Blue Coat: Partners on board with renewal shake-up
After some initial opposition, resellers appreciate that margin slash is necessary for R&D push, claims vendor
Security vendor Blue Coat claims its partners are now behind its decision to slash their renewal margins in half from the end of next month.
Partners currently earn as much on renewals as they do on new business but the vendor announced in September that the figure would be halved, to bring it in line with competitors.
The change was originally set to kick in on 10 December, but Blue Coat has pushed this back to 31 December in response to complaints from partners that it would meddle with their year ends, or those of their customers.
The margin shake-up was designed to coincide with a mass cull of underperforming partners, which will still go ahead on 10 December. Some 27 per cent of EMEA partners will leave Blue Coat's Channel Advantage Programme on that date, with many more being demoted.
Pat Dunne, senior channel director EMEA at Blue Coat, said - after some initial scepticism - partners now appreciate the change is necessary to help the vendor keep pace with competitors on R&D.
The vendor talked its larger partners through the changes at its EMEA partner conference in Berlin this week, which was attended by over 100 resellers, 20 of which were UK-based.
"Most partners we spoke to understood that we are moving to the industry standard," said Dunne.
"If we are not getting the right percentage of revenue from our renewals and reinvesting it in product development and the roll out of infrastructure for our SaaS service, we wouldn't be able to make as much investment as our competitors."
Blue Coat's renewal margins were half that of those available on new business until three years ago, when it opted to double them.
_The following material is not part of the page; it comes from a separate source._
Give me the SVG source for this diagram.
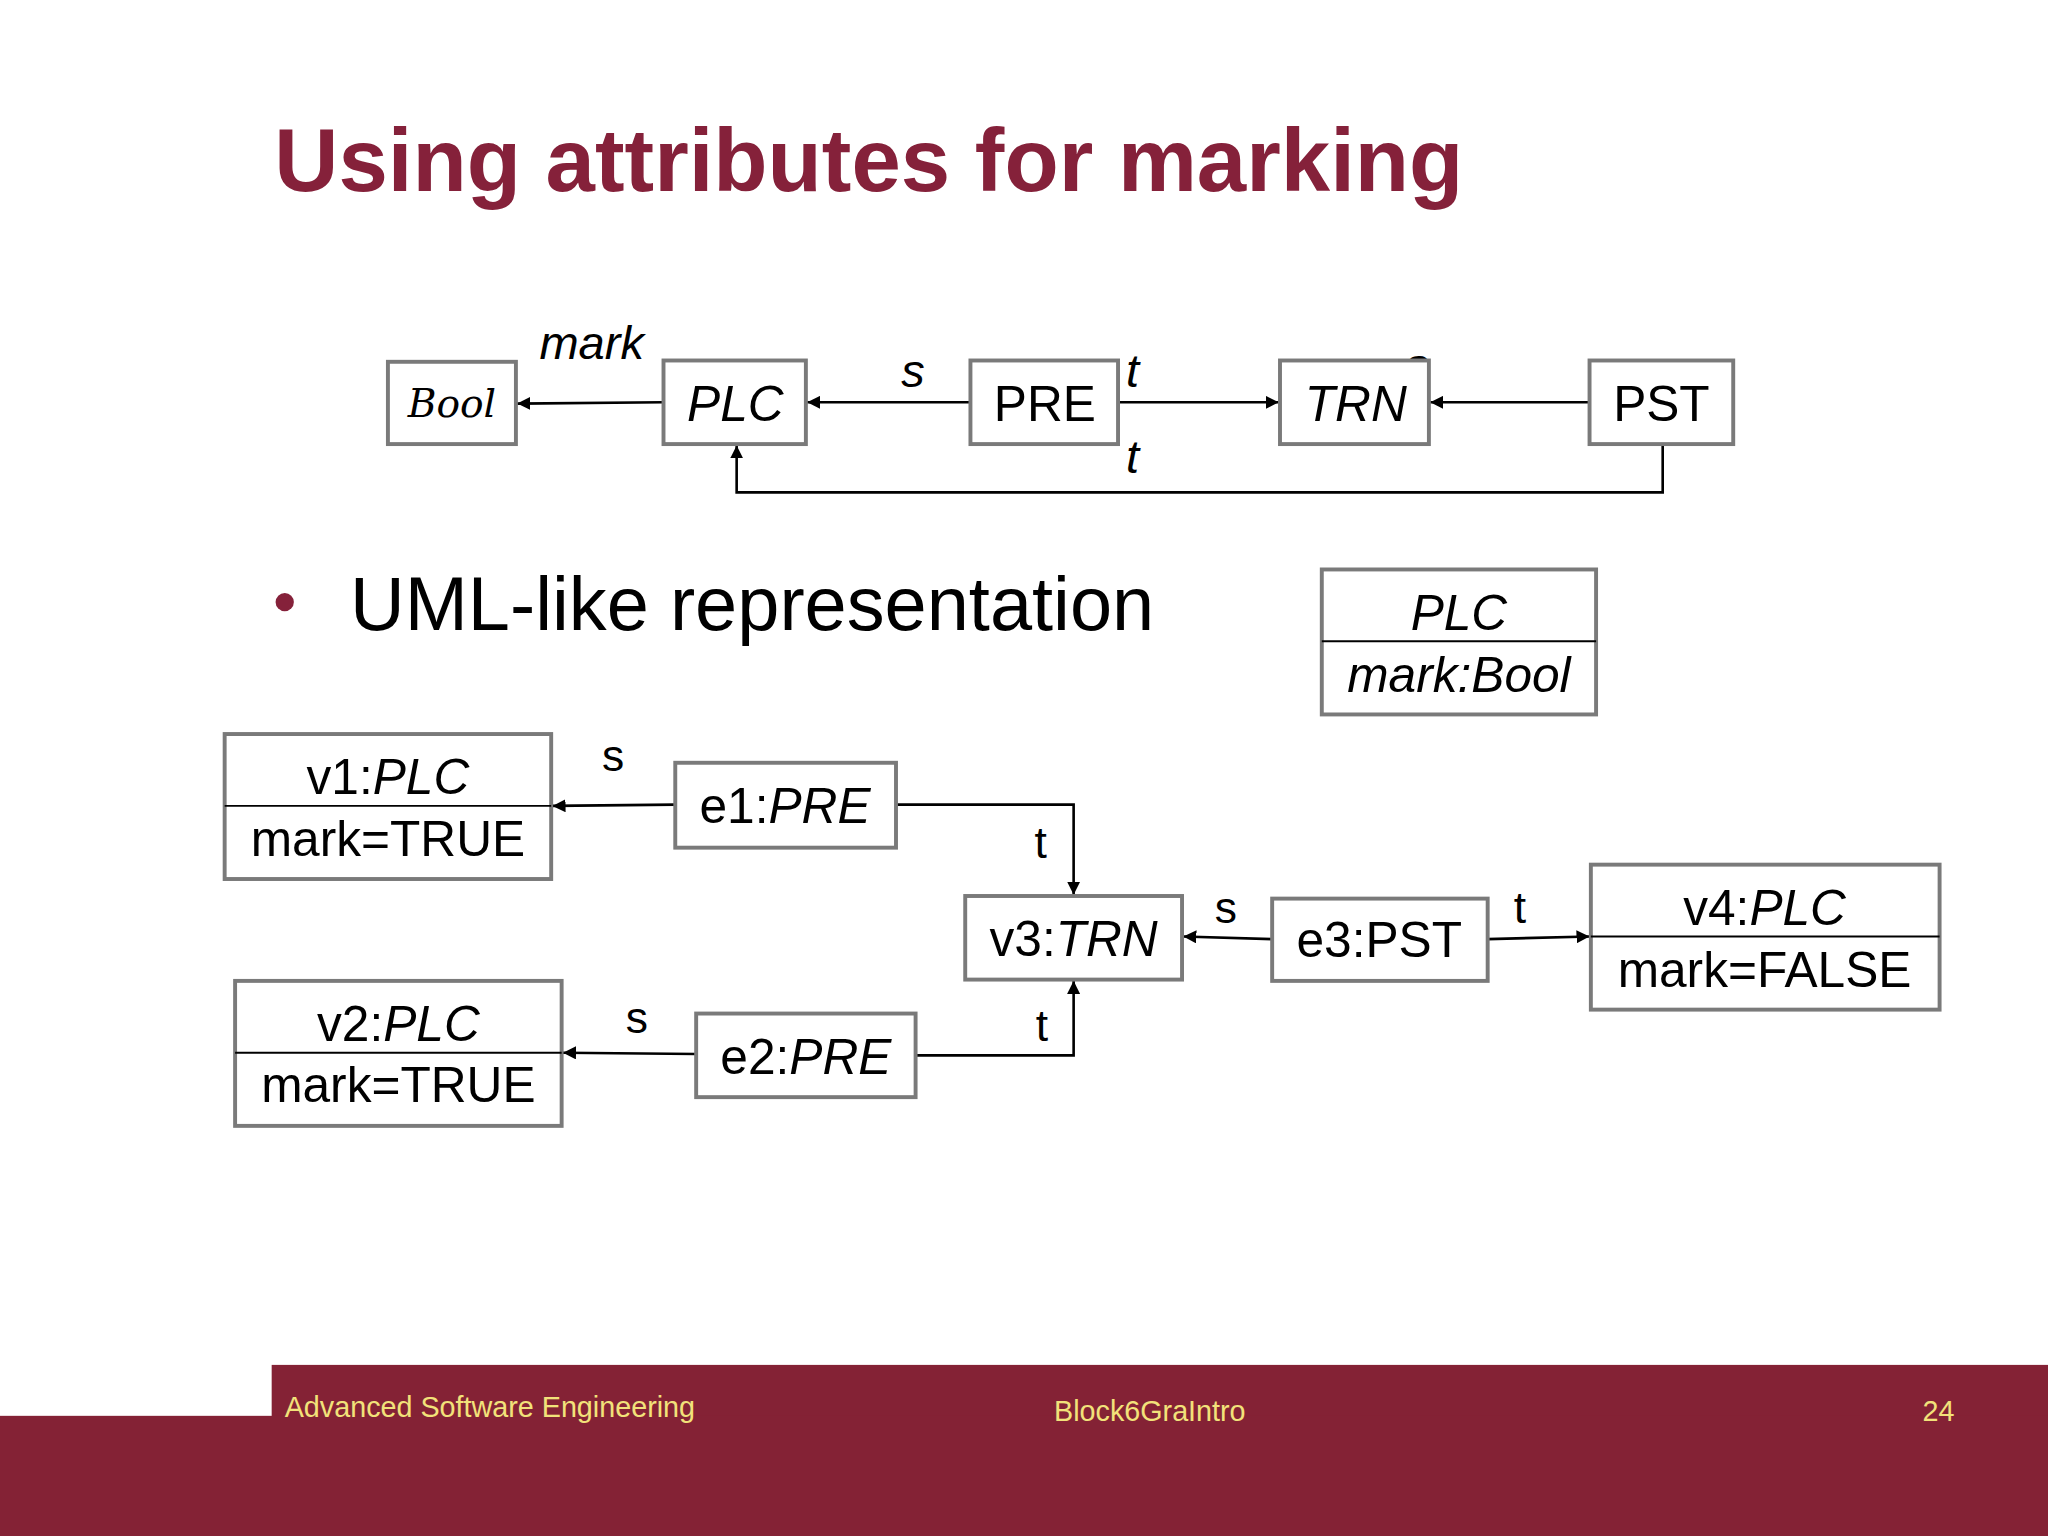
<svg xmlns="http://www.w3.org/2000/svg" width="2048" height="1536" viewBox="0 0 2048 1536">
<defs>
<marker id="ah" viewBox="0 0 10 10" refX="10" refY="5" markerWidth="10" markerHeight="10" markerUnits="userSpaceOnUse" orient="auto"><path d="M0,0L10,5L0,10z" fill="#000"/></marker>
<style>
.b{fill:#fff;stroke:#7a7a7a;stroke-width:3}
.t{font-family:"Liberation Sans",Arial,sans-serif;fill:#000}
.i{font-style:italic}
.c{stroke:#000;stroke-width:2;fill:none;marker-end:url(#ah)}
.d{stroke:#000;stroke-width:1.5}
.f{font-family:"Liberation Sans",Arial,sans-serif;fill:#f2e27a;font-size:22px}
</style>
</defs>
<rect width="2048" height="1536" fill="#fff"/>
<g transform="scale(1.30612)">
<text x="210" y="146" font-family="Liberation Sans,Arial,sans-serif" font-weight="bold" font-size="68" fill="#85213a">Using attributes for marking</text>
<g id="connectors">
<path class="c" d="M508,308L396,309"/>
<path class="c" d="M743,308L618,308"/>
<path class="c" d="M856,308L979,308"/>
<path class="c" d="M1217,308L1095,308"/>
<path class="c" d="M1273,340L1273,377L564,377L564,341"/>
<path class="c" d="M517,616L423,617"/>
<path class="c" d="M686,616L822,616L822,685"/>
<path class="c" d="M974,719L906,717"/>
<path class="c" d="M1139,719L1217,717"/>
<path class="c" d="M533,807L431,806"/>
<path class="c" d="M701,808L822,808L822,751"/>
<g class="t i" font-size="36">
<text x="413" y="275">mark</text><text x="690" y="296">s</text><text x="862" y="296">t</text><text x="1076" y="292">s</text><text x="862" y="362">t</text>
</g>
<g class="t" font-size="34">
<text x="461" y="590">s</text><text x="792" y="657">t</text><text x="930" y="707">s</text><text x="1159" y="707">t</text><text x="479" y="791">s</text><text x="793" y="797">t</text>
</g>
</g>
<g id="Bool"><rect class="b" x="297" y="277" width="98" height="63"/><text x="346" y="319" text-anchor="middle" font-family="DejaVu Serif,serif" font-style="italic" font-size="30">Bool</text></g>
<g id="PLC"><rect class="b" x="508" y="276" width="109" height="64"/><text class="t i" x="563" y="322" text-anchor="middle" font-size="38">PLC</text></g>
<g id="PRE"><rect class="b" x="743" y="276" width="113" height="64"/><text class="t" x="800" y="322" text-anchor="middle" font-size="38">PRE</text></g>
<g id="TRN"><rect class="b" x="980" y="276" width="114" height="64"/><text class="t i" x="1038" y="322" text-anchor="middle" font-size="38">TRN</text></g>
<g id="PST"><rect class="b" x="1217" y="276" width="110" height="64"/><text class="t" x="1272" y="322" text-anchor="middle" font-size="38">PST</text></g>
<circle cx="218" cy="461" r="7" fill="#85213a"/>
<text class="t" x="268" y="482" font-size="58">UML-like representation</text>
<g id="PLCclass"><rect class="b" x="1012" y="436" width="210" height="111"/><line class="d" x1="1012" y1="491" x2="1222" y2="491"/><text class="t i" x="1117" y="482" text-anchor="middle" font-size="38">PLC</text><text class="t i" x="1117" y="530" text-anchor="middle" font-size="38">mark:Bool</text></g>
<g id="v1"><rect class="b" x="172" y="562" width="250" height="111"/><line class="d" x1="172" y1="617" x2="422" y2="617"/><text class="t" x="297" y="608" text-anchor="middle" font-size="38">v1:<tspan font-style="italic">PLC</tspan></text><text class="t" x="297" y="655" text-anchor="middle" font-size="38">mark=TRUE</text></g>
<g id="e1"><rect class="b" x="517" y="584" width="169" height="65"/><text class="t" x="601" y="630" text-anchor="middle" font-size="38">e1:<tspan font-style="italic">PRE</tspan></text></g>
<g id="v3"><rect class="b" x="739" y="686" width="166" height="64"/><text class="t" x="822" y="732" text-anchor="middle" font-size="38">v3:<tspan font-style="italic">TRN</tspan></text></g>
<g id="e3"><rect class="b" x="974" y="688" width="165" height="63"/><text class="t" x="1056" y="733" text-anchor="middle" font-size="38">e3:PST</text></g>
<g id="v4"><rect class="b" x="1218" y="662" width="267" height="111"/><line class="d" x1="1218" y1="717" x2="1485" y2="717"/><text class="t" x="1351" y="708" text-anchor="middle" font-size="38">v4:<tspan font-style="italic">PLC</tspan></text><text class="t" x="1351" y="756" text-anchor="middle" font-size="38">mark=FALSE</text></g>
<g id="v2"><rect class="b" x="180" y="751" width="250" height="111"/><line class="d" x1="180" y1="806" x2="430" y2="806"/><text class="t" x="305" y="797" text-anchor="middle" font-size="38">v2:<tspan font-style="italic">PLC</tspan></text><text class="t" x="305" y="844" text-anchor="middle" font-size="38">mark=TRUE</text></g>
<g id="e2"><rect class="b" x="533" y="776" width="168" height="64"/><text class="t" x="617" y="822" text-anchor="middle" font-size="38">e2:<tspan font-style="italic">PRE</tspan></text></g>
<g id="footer">
<rect x="208" y="1045" width="1360" height="131" fill="#842235"/>
<rect x="0" y="1084" width="1568" height="92" fill="#842235"/>
<text class="f" x="218" y="1085">Advanced Software Engineering</text>
<text class="f" x="807" y="1088">Block6GraIntro</text>
<text class="f" x="1472" y="1088">24</text>
</g>
</g>
</svg>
"It was very unusual for our industry," said Dunne. "When the company was looked at during the [Thoma Bravo] acquisition, it was out of sync with the competition."
Renewals typically make up 20-25 per cent of partners' sales but Dunne emphasised that more proactive resellers focused on new business would not feel the pinch so keenly.
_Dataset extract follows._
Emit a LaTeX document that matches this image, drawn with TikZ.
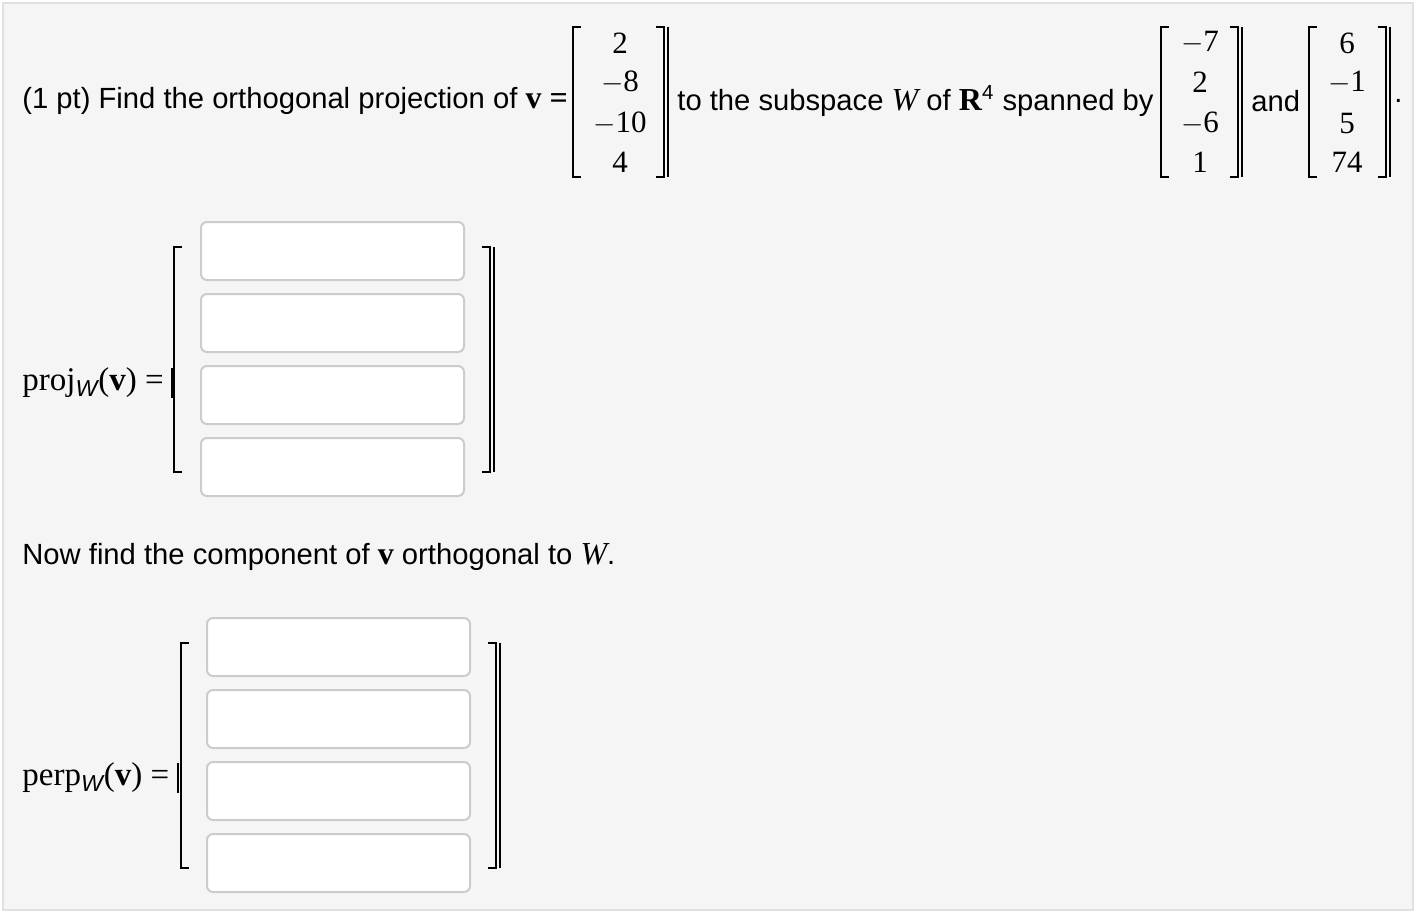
\documentclass[tikz,border=0pt]{standalone}
\usepackage{fontspec}
\setmainfont{Liberation Sans}
\newfontfamily\serif{Liberation Serif}
\begin{document}
\begin{tikzpicture}[x=0.5pt,y=-0.5pt,
  txt/.style={inner sep=0,anchor=west,font=\fontsize{14.6}{16}\selectfont},
  num/.style={inner sep=0,font=\fontsize{15.5}{17}\selectfont\serif},
  ansbox/.style={draw=black!20,line width=1pt,fill=white,rounded corners=3pt},
  brk/.style={line width=1.2pt}]
\useasboundingbox (0,0) rectangle (1416,912);
\fill[black!4] (3,3) rectangle (1413,910);
\draw[black!12,line width=1pt] (3,3) rectangle (1413,910);
% top line
\node[txt] (t1) at (22,101) {(1 pt) Find the orthogonal projection of {\serif\fontsize{16}{17}\selectfont\bfseries v =}};
\newcommand{\mybrackets}[4]{%
  \draw[brk] (#1+8,#3) -- (#1,#3) -- (#1,#4) -- (#1+8,#4);
  \draw[brk] (#2-8,#3) -- (#2,#3) -- (#2,#4) -- (#2-8,#4);
  \draw[line width=0.6pt] (#2+4,#3) -- (#2+4,#4);}
\mybrackets{573}{664}{27}{177}
\node[num] (a1) at (620,43) {2};
\node[num] (a2) at (620,82) {$-$8};
\node[num] (a3) at (620,123) {$-$10};
\node[num] (a4) at (620,162) {4};
\node[txt] (t2) at (677,101) {to the subspace {\serif\fontsize{16}{17}\selectfont\itshape W} of {\serif\fontsize{16}{17}\selectfont\bfseries R}\textsuperscript{4} spanned by};
\mybrackets{1161}{1238}{27}{177}
\node[num] (b1) at (1200,43) {$-$7};
\node[num] (b2) at (1200,82) {2};
\node[num] (b3) at (1200,123) {$-$6};
\node[num] (b4) at (1200,162) {1};
\node[txt] (t3) at (1251,101) {and};
\mybrackets{1309}{1386}{27}{177}
\node[num] (c1) at (1347,43) {6};
\node[num] (c2) at (1347,82) {$-$1};
\node[num] (c3) at (1347,123) {5};
\node[num] (c4) at (1347,162) {74};
\node[txt] (t4) at (1394,101) {.};
% proj
\node[txt,font=\fontsize{16.5}{18}\selectfont\serif] (pl) at (22,383) {proj$_{\mathit{W}}$(\textbf{v}) =};
\draw[line width=0.8pt] (172,368) -- (172,398);
\mybrackets{174}{490}{247}{472}
\foreach \y in {222,294,366,438}
  \draw[ansbox] (201,\y) rectangle (464,\y+58);
\node[txt] (t5) at (22,557) {Now find the component of {\serif\fontsize{16}{17}\selectfont\bfseries v} orthogonal to {\serif\fontsize{16}{17}\selectfont\itshape W}.};
% perp
\node[txt,font=\fontsize{16.5}{18}\selectfont\serif] (ql) at (22,778) {perp$_{\mathit{W}}$(\textbf{v}) =};
\draw[line width=0.8pt] (178,763) -- (178,793);
\mybrackets{181}{496}{643}{868}
\foreach \y in {618,690,762,834}
  \draw[ansbox] (207,\y) rectangle (470,\y+58);
\end{tikzpicture}
\end{document}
Over the last six months, Blue Coat has hired 200 more staff in development and sales in the US after pulling some of its development resource from Bangalore.
"Clearly, the US is more expensive but it guarantees better-quality products," Dunne said, adding that the size of the EMEA channel team has grown by 50 per cent over the same period.
"Partners were asking us to grow and we've turned it around and are growing."
In the UK, the partner tally will be thinned by 19 per cent, although the number of Premier partners will shrink by 25 per cent as many are demoted to Authorised status.
"I think this shows our commitment to keeping the programme clean and rewarding those who work hard for us," said Dunne.